Common Pitfalls to Avoid
- Ignoring compounding frequency: Some borrowers mistakenly divide the annual rate by twelve even when making biweekly payments. Always align the periodic rate with actual payment frequency.
- Miscounting payments: When you skip a payment or receive a forbearance period, the number of completed installments changes. Update your calculator to stay accurate.
- Forgetting escrow components: Monthly mortgage statements often include taxes and insurance. These do not affect principal balance, so remove them from your calculations.
- Neglecting accrued interest: If you check the balance mid-cycle, unpaid interest may not be reflected yet. Confirm whether your lender reports interest in arrears or in advance.
- Overlooking adjustable features: For hybrid ARMs that reset every few years, use the current rate only for the period before the next adjustment. After the reset, update your calculator.
Avoiding these pitfalls ensures that your calculated balance matches reality. It also improves trust with financial institutions because you can demonstrate a clear understanding of your obligations.
Integrating Remaining Balance Insights into Financial Planning
The remaining balance figure influences everything from emergency fund size to retirement timelines.
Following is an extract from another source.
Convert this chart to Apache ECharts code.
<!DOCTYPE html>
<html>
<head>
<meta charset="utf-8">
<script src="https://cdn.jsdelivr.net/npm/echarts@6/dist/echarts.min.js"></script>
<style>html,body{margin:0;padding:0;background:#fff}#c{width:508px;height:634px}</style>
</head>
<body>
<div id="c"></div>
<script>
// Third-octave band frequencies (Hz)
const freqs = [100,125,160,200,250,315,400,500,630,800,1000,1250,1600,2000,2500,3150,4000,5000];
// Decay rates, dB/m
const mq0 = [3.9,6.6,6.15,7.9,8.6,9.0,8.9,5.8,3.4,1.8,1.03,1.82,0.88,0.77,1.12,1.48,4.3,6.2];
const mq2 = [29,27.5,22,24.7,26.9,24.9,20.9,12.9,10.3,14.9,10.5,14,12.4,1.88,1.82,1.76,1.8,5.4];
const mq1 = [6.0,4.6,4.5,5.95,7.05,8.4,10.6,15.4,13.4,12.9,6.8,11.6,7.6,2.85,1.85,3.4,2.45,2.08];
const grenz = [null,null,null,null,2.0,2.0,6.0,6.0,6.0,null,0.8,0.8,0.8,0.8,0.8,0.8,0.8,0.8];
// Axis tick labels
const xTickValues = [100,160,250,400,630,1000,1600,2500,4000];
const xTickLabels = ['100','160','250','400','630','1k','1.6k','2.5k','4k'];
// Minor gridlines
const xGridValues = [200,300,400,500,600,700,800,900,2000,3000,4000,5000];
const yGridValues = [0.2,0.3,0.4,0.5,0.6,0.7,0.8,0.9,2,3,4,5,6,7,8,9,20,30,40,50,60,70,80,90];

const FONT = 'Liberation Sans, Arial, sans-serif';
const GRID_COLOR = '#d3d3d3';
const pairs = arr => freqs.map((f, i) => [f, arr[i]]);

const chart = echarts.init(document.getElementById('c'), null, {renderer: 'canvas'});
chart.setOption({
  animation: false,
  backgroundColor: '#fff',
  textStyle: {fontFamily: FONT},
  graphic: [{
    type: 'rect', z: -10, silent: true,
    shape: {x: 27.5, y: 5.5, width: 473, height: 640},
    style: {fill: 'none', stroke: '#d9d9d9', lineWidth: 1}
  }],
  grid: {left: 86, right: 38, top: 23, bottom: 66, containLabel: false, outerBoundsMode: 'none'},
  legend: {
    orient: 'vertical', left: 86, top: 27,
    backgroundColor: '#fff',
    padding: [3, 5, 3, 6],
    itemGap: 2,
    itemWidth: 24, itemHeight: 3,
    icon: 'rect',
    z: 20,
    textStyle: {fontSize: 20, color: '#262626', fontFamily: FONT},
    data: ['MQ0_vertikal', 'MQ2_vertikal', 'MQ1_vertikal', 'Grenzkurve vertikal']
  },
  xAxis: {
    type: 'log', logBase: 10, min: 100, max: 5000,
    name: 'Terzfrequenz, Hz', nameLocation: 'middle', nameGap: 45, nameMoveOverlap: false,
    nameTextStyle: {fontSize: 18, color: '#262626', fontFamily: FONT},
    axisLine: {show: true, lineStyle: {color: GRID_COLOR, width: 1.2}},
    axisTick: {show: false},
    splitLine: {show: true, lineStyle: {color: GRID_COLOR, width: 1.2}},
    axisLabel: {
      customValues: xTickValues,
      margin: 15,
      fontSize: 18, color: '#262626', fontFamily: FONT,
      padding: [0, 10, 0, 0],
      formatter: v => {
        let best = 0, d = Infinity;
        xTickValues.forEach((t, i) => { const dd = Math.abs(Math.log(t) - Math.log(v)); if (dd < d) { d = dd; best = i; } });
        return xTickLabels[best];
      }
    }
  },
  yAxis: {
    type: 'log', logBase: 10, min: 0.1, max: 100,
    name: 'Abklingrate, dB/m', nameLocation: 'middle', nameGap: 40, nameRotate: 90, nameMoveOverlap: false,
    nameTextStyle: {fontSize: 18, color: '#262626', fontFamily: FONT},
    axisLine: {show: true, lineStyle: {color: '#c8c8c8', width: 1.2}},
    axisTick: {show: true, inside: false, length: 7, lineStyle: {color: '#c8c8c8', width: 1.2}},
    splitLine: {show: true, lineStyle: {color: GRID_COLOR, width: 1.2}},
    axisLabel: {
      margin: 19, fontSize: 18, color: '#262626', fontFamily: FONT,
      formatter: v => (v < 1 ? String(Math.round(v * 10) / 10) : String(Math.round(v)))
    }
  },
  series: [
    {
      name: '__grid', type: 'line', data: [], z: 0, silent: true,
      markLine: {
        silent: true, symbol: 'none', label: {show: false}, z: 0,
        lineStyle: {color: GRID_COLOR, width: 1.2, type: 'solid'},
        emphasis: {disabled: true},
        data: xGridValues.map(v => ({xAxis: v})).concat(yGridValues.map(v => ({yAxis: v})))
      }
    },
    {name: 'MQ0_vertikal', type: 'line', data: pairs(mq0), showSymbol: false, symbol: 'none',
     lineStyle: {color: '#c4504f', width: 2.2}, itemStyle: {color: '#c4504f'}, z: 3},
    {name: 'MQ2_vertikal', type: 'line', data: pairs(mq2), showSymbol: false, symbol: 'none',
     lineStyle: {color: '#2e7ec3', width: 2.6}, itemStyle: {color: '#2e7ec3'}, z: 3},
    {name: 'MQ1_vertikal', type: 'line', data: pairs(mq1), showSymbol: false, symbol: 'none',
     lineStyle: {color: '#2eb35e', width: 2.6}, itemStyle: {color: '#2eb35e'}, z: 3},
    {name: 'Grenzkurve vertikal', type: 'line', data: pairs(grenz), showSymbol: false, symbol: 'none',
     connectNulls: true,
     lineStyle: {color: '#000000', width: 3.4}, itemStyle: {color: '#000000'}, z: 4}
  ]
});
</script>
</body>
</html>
If you plan to retire early, you might aim to pay off the mortgage beforehand to reduce monthly obligations. Calculating how much principal remains allows you to set realistic targets and align them with your savings strategy. Some retirees opt for a cash-in refinance, bringing cash to closing to reach a lower balance and qualify for better rates. Others prefer to keep liquidity and pay according to schedule. Without an exact remaining balance, these decisions become guesswork.
Financial advisors also use balance projections to manage risk tolerance. A household with a high remaining balance relative to income might keep a larger emergency fund or maintain disability insurance to cover payments. Conversely, a household nearing payoff may redirect funds to investments or travel. By incorporating the balance into debt-to-income ratios, planners can measure whether clients are overextended.
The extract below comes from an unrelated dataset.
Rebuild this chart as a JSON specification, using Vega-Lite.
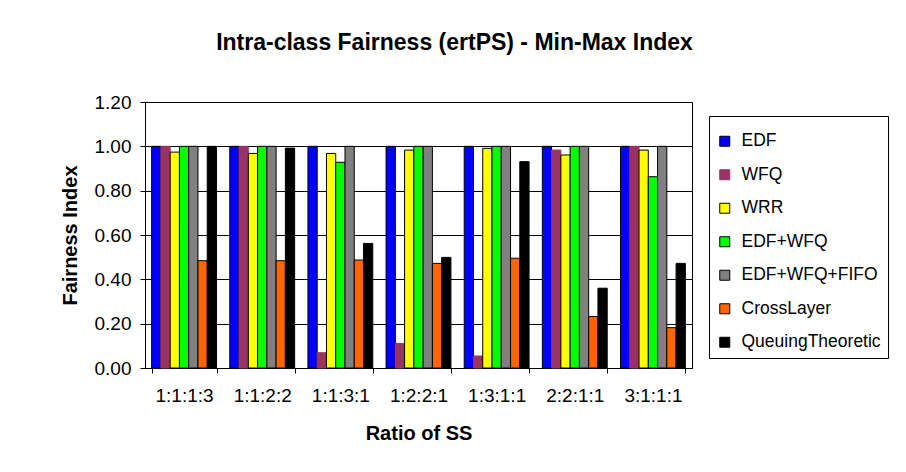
{
  "$schema": "https://vega.github.io/schema/vega-lite/v6.json",
  "autosize": {"type": "none"},
  "width": 547,
  "height": 266,
  "padding": {"left": 145, "top": 102, "right": 214, "bottom": 104},
  "background": "white",
  "title": {
    "text": "Intra-class Fairness (ertPS) - Min-Max Index",
    "font": "Liberation Sans",
    "fontSize": 23,
    "fontWeight": "bold",
    "color": "black",
    "anchor": "middle",
    "dx": 36,
    "offset": 38
  },
  "config": {
    "view": {"stroke": "black", "strokeWidth": 1},
    "axis": {
      "labelFont": "Liberation Sans",
      "titleFont": "Liberation Sans",
      "labelFontSize": 19,
      "titleFontSize": 20,
      "labelColor": "black",
      "titleColor": "black",
      "domainColor": "black",
      "tickColor": "black",
      "gridColor": "black",
      "gridOpacity": 1
    }
  },
  "data": {
    "values": [
      {"ratio": "1:1:1:3", "alg": "EDF", "v": 1.0},
      {"ratio": "1:1:1:3", "alg": "WFQ", "v": 1.0},
      {"ratio": "1:1:1:3", "alg": "WRR", "v": 0.974},
      {"ratio": "1:1:1:3", "alg": "EDF+WFQ", "v": 1.0},
      {"ratio": "1:1:1:3", "alg": "EDF+WFQ+FIFO", "v": 1.0},
      {"ratio": "1:1:1:3", "alg": "CrossLayer", "v": 0.484},
      {"ratio": "1:1:1:3", "alg": "QueuingTheoretic", "v": 1.0},
      {"ratio": "1:1:2:2", "alg": "EDF", "v": 1.0},
      {"ratio": "1:1:2:2", "alg": "WFQ", "v": 1.0},
      {"ratio": "1:1:2:2", "alg": "WRR", "v": 0.968},
      {"ratio": "1:1:2:2", "alg": "EDF+WFQ", "v": 1.0},
      {"ratio": "1:1:2:2", "alg": "EDF+WFQ+FIFO", "v": 1.0},
      {"ratio": "1:1:2:2", "alg": "CrossLayer", "v": 0.484},
      {"ratio": "1:1:2:2", "alg": "QueuingTheoretic", "v": 0.992},
      {"ratio": "1:1:3:1", "alg": "EDF", "v": 1.0},
      {"ratio": "1:1:3:1", "alg": "WFQ", "v": 0.069},
      {"ratio": "1:1:3:1", "alg": "WRR", "v": 0.968},
      {"ratio": "1:1:3:1", "alg": "EDF+WFQ", "v": 0.928},
      {"ratio": "1:1:3:1", "alg": "EDF+WFQ+FIFO", "v": 1.0},
      {"ratio": "1:1:3:1", "alg": "CrossLayer", "v": 0.487},
      {"ratio": "1:1:3:1", "alg": "QueuingTheoretic", "v": 0.562},
      {"ratio": "1:2:2:1", "alg": "EDF", "v": 1.0},
      {"ratio": "1:2:2:1", "alg": "WFQ", "v": 0.111},
      {"ratio": "1:2:2:1", "alg": "WRR", "v": 0.983},
      {"ratio": "1:2:2:1", "alg": "EDF+WFQ", "v": 1.0},
      {"ratio": "1:2:2:1", "alg": "EDF+WFQ+FIFO", "v": 1.0},
      {"ratio": "1:2:2:1", "alg": "CrossLayer", "v": 0.472},
      {"ratio": "1:2:2:1", "alg": "QueuingTheoretic", "v": 0.499},
      {"ratio": "1:3:1:1", "alg": "EDF", "v": 1.0},
      {"ratio": "1:3:1:1", "alg": "WFQ", "v": 0.054},
      {"ratio": "1:3:1:1", "alg": "WRR", "v": 0.991},
      {"ratio": "1:3:1:1", "alg": "EDF+WFQ", "v": 1.0},
      {"ratio": "1:3:1:1", "alg": "EDF+WFQ+FIFO", "v": 1.0},
      {"ratio": "1:3:1:1", "alg": "CrossLayer", "v": 0.495},
      {"ratio": "1:3:1:1", "alg": "QueuingTheoretic", "v": 0.931},
      {"ratio": "2:2:1:1", "alg": "EDF", "v": 1.0},
      {"ratio": "2:2:1:1", "alg": "WFQ", "v": 0.983},
      {"ratio": "2:2:1:1", "alg": "WRR", "v": 0.961},
      {"ratio": "2:2:1:1", "alg": "EDF+WFQ", "v": 1.0},
      {"ratio": "2:2:1:1", "alg": "EDF+WFQ+FIFO", "v": 1.0},
      {"ratio": "2:2:1:1", "alg": "CrossLayer", "v": 0.232},
      {"ratio": "2:2:1:1", "alg": "QueuingTheoretic", "v": 0.360},
      {"ratio": "3:1:1:1", "alg": "EDF", "v": 1.0},
      {"ratio": "3:1:1:1", "alg": "WFQ", "v": 1.0},
      {"ratio": "3:1:1:1", "alg": "WRR", "v": 0.983},
      {"ratio": "3:1:1:1", "alg": "EDF+WFQ", "v": 0.863},
      {"ratio": "3:1:1:1", "alg": "EDF+WFQ+FIFO", "v": 1.0},
      {"ratio": "3:1:1:1", "alg": "CrossLayer", "v": 0.182},
      {"ratio": "3:1:1:1", "alg": "QueuingTheoretic", "v": 0.472}
    ]
  },
  "mark": {"type": "bar", "strokeWidth": 1},
  "encoding": {
    "x": {
      "field": "ratio",
      "type": "nominal",
      "sort": ["1:1:1:3", "1:1:2:2", "1:1:3:1", "1:2:2:1", "1:3:1:1", "2:2:1:1", "3:1:1:1"],
      "scale": {"paddingInner": 0.17, "paddingOuter": 0.085},
      "axis": {
        "title": "Ratio of SS",
        "titleFontWeight": "bold",
        "titlePadding": 18,
        "labelAngle": 0,
        "labelPadding": 13,
        "tickBand": "extent",
        "tickSize": 5,
        "grid": false
      }
    },
    "xOffset": {
      "field": "alg",
      "type": "nominal",
      "sort": ["EDF", "WFQ", "WRR", "EDF+WFQ", "EDF+WFQ+FIFO", "CrossLayer", "QueuingTheoretic"],
      "scale": {"paddingInner": 0, "paddingOuter": 0}
    },
    "y": {
      "field": "v",
      "type": "quantitative",
      "scale": {"domain": [0, 1.2], "nice": false},
      "axis": {
        "title": "Fairness Index",
        "titleFontWeight": "bold",
        "titlePadding": 14,
        "values": [0, 0.2, 0.4, 0.6, 0.8, 1.0, 1.2],
        "format": ".2f",
        "tickSize": 5,
        "labelPadding": 9,
        "grid": true
      }
    },
    "color": {
      "field": "alg",
      "type": "nominal",
      "scale": {
        "domain": ["EDF", "WFQ", "WRR", "EDF+WFQ", "EDF+WFQ+FIFO", "CrossLayer", "QueuingTheoretic"],
        "range": ["#0000FF", "#993366", "#FFFF00", "#00FF00", "#808080", "#FF6600", "#000000"]
      },
      "legend": {
        "title": " ",
        "titleFontSize": 9.5,
        "titlePadding": 0,
        "orient": "none",
        "legendX": 564,
        "legendY": 14,
        "strokeColor": "black",
        "fillColor": "white",
        "padding": 7,
        "labelFont": "Liberation Sans",
        "labelFontSize": 17.5,
        "labelColor": "black",
        "symbolType": "square",
        "symbolSize": 100,
        "symbolStrokeWidth": 1,
        "symbolOpacity": 1,
        "rowPadding": 14.5,
        "labelOffset": 8
      }
    },
    "stroke": {
      "field": "alg",
      "type": "nominal",
      "scale": {
        "domain": ["EDF", "WFQ", "WRR", "EDF+WFQ", "EDF+WFQ+FIFO", "CrossLayer", "QueuingTheoretic"],
        "range": ["#000000", "#993366", "#000000", "#000000", "#000000", "#000000", "#000000"]
      },
      "legend": {
        "title": " ",
        "orient": "none",
        "legendX": 564,
        "legendY": 14
      }
    }
  }
}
Using Technology for Continuous Monitoring
Modern tools make it easier than ever to monitor remaining balances. Many lenders offer digital portals that display principal, interest, escrow, and amortization charts. However, third-party calculators allow for independent verification and scenario planning. The calculator on this page is intentionally interactive: once you input extra principal or adjust payment frequency, it recalculates instantly and portrays the result in a chart. Over time, you can log different scenarios and compare the impact. Pairing those insights with notifications from your bank ensures you never lose track of progress.
You can also integrate balance data into spreadsheets to forecast total interest savings. By building a column for each month and applying the amortization formula, you can chart how quickly the balance decays. If you notice that an additional $200 per month would allow you to pay off five years early, you can weigh that decision against other goals. Technology converts complex formulas into digestible visuals, making disciplined repayment more achievable.
Conclusion
Calculating your remaining mortgage balance is an essential part of financial literacy. It demystifies the loan, helps you prepare for refinancing or selling, and guides smart allocation of extra cash. With reliable data sources, transparent formulas, and advanced tools, every homeowner can maintain a precise view of their obligations. Equipped with that knowledge, you can confidently decide whether to accelerate payments, refinance, or stay the course. Regular monitoring will keep you aligned with long-term goals and protect you from surprises in changing interest rate environments.